Exercise objective: Search the data below for "matplotlib"; list each line that holds it.

Dataset content:
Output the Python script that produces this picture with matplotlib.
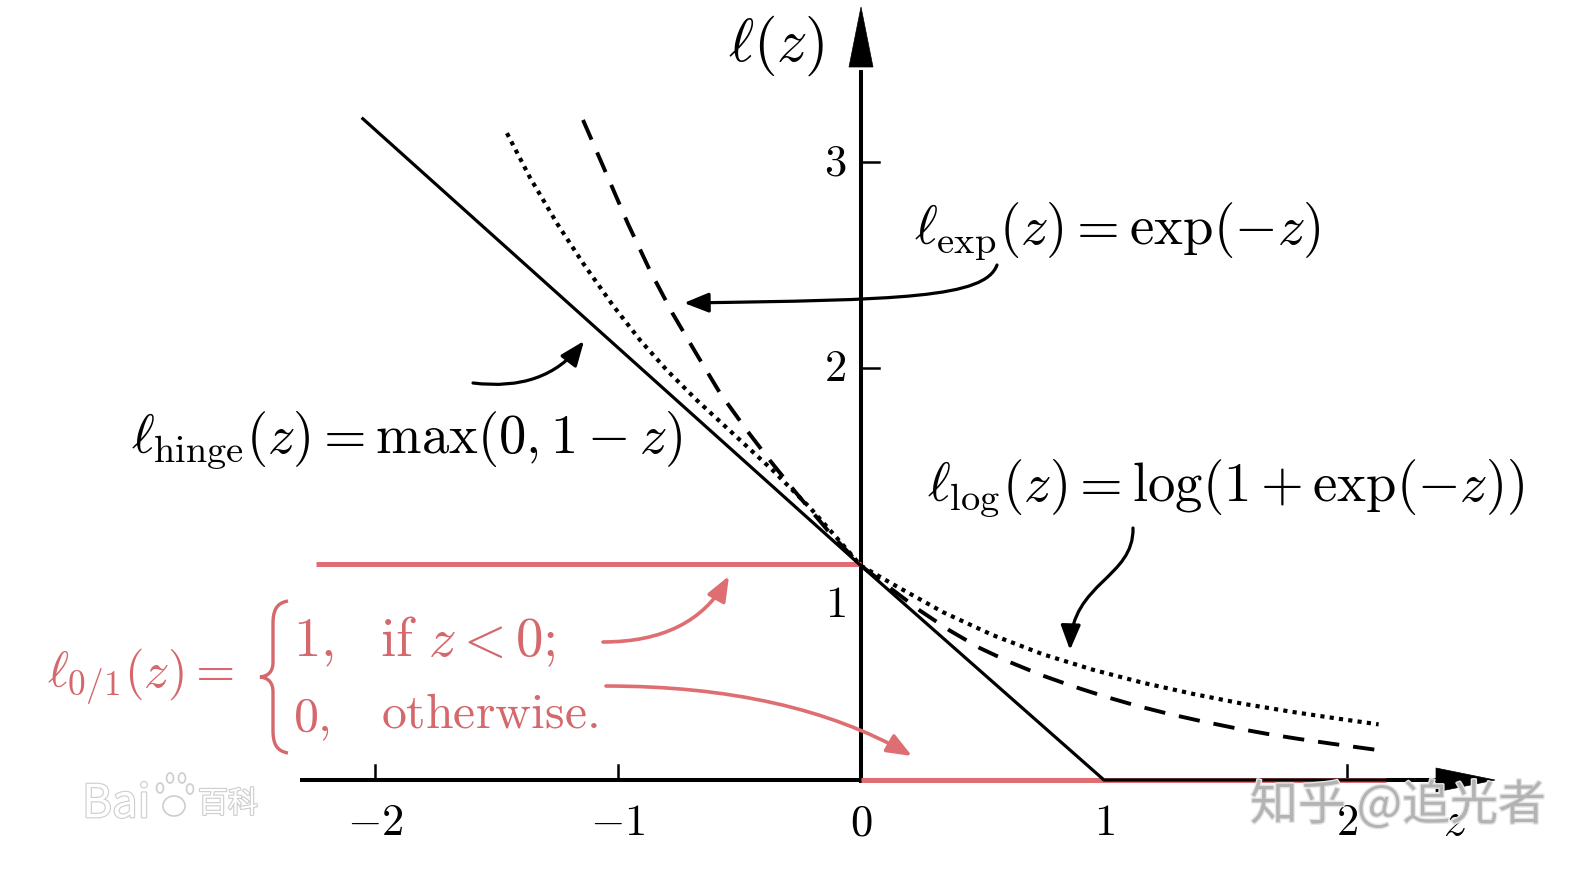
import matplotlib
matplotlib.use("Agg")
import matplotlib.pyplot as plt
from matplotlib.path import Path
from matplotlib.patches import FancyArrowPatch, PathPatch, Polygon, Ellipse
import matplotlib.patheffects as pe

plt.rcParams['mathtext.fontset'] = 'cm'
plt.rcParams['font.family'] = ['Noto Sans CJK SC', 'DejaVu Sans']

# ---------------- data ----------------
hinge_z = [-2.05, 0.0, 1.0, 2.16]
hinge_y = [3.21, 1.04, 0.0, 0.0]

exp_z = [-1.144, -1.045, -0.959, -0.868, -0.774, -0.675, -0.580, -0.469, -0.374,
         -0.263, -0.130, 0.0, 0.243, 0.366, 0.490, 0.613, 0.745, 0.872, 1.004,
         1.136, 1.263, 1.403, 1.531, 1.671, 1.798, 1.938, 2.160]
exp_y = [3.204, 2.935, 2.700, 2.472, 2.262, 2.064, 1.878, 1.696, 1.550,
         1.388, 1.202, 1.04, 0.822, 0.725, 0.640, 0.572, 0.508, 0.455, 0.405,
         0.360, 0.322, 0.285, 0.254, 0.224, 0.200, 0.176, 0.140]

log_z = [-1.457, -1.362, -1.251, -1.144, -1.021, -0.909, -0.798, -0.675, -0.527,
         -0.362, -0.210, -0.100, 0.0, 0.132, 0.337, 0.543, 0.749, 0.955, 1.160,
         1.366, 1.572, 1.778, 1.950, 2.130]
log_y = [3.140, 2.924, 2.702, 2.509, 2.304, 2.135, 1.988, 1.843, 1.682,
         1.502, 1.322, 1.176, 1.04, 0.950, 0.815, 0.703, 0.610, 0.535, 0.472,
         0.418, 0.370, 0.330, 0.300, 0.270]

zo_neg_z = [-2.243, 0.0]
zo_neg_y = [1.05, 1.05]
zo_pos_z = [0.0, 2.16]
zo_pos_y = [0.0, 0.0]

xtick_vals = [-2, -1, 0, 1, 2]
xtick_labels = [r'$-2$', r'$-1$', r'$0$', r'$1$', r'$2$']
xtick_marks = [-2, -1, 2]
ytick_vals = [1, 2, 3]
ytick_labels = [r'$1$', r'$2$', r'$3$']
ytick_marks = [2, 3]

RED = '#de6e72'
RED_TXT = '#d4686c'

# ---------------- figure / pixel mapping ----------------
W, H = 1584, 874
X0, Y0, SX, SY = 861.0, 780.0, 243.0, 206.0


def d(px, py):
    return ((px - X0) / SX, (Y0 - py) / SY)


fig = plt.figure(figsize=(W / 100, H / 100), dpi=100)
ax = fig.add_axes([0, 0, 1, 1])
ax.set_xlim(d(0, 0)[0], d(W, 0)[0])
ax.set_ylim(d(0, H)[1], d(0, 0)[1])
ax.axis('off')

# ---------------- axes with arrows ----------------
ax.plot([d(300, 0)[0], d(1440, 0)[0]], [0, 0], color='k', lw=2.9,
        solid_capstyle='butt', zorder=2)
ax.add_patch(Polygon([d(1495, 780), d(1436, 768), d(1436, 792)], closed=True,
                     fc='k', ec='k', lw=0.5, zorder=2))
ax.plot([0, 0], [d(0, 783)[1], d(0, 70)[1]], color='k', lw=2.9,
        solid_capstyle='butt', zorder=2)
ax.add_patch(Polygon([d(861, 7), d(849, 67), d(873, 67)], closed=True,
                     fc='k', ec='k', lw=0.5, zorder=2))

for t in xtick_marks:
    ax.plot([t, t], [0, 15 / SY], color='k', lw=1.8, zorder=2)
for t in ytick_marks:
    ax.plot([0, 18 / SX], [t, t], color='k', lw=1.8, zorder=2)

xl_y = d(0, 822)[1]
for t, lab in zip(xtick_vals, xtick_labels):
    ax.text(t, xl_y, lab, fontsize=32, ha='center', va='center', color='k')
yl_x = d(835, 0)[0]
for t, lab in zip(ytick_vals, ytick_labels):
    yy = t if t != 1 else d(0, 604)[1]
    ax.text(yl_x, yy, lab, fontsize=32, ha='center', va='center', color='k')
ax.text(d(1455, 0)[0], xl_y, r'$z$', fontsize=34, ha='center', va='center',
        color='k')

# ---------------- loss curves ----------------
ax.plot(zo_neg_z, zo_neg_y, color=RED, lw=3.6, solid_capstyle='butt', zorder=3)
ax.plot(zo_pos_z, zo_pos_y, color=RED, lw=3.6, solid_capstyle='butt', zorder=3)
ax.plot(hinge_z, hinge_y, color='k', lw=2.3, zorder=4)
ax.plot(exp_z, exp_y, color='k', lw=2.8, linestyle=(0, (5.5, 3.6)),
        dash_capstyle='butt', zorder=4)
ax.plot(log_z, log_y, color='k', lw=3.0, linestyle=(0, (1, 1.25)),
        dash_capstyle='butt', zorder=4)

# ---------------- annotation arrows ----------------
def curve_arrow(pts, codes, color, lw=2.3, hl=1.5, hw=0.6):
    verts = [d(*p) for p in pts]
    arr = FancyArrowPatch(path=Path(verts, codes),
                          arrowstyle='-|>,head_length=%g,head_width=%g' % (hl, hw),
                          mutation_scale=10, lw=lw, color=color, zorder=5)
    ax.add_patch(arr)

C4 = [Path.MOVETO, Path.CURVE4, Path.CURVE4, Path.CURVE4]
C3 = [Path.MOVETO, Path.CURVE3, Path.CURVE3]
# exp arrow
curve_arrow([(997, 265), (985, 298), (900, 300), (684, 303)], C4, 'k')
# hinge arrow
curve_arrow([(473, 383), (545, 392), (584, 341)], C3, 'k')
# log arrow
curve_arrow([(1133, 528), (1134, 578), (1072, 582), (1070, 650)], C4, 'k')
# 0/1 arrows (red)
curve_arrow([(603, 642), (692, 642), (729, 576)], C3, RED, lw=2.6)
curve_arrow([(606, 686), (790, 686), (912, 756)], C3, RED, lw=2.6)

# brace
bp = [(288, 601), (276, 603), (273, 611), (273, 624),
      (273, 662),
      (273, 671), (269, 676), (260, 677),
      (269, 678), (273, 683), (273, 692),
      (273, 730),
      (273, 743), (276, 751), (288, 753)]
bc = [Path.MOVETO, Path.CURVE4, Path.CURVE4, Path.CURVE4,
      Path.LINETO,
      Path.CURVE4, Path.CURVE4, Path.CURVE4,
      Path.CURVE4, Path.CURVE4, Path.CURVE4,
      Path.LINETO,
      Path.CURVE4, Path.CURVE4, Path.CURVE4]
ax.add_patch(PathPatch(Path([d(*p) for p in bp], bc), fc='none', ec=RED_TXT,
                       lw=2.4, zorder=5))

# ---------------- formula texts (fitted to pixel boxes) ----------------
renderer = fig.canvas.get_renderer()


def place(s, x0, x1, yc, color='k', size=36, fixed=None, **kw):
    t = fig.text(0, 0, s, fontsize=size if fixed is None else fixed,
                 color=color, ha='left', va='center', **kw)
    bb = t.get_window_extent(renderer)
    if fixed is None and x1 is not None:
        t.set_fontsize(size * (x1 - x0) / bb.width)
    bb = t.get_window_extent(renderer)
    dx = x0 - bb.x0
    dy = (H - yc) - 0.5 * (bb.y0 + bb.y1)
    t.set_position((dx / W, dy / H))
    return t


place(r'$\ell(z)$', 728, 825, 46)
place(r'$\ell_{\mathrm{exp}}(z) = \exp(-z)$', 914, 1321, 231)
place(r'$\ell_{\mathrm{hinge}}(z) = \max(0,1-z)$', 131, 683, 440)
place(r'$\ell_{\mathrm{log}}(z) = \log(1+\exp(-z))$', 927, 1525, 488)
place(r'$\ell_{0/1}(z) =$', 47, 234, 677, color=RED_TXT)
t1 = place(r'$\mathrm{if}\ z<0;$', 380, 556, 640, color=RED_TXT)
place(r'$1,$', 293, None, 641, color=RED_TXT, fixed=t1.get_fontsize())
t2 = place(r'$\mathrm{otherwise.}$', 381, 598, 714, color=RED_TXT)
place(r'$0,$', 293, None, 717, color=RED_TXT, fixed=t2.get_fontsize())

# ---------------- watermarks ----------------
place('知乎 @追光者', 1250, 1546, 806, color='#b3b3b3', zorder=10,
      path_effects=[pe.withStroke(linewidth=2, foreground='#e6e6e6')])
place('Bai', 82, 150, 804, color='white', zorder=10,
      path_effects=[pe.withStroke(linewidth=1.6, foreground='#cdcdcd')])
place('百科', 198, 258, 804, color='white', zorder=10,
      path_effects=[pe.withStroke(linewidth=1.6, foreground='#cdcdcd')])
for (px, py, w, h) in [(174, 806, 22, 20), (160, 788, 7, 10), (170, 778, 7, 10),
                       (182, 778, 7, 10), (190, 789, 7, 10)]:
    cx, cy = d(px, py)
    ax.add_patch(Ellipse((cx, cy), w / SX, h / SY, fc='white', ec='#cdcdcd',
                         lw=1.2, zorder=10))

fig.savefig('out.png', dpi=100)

The output:
Output the Python script that produces this picture with matplotlib.
import matplotlib
matplotlib.use("Agg")
import matplotlib.pyplot as plt
from matplotlib.path import Path
from matplotlib.patches import FancyArrowPatch, PathPatch, Polygon, Ellipse
import matplotlib.patheffects as pe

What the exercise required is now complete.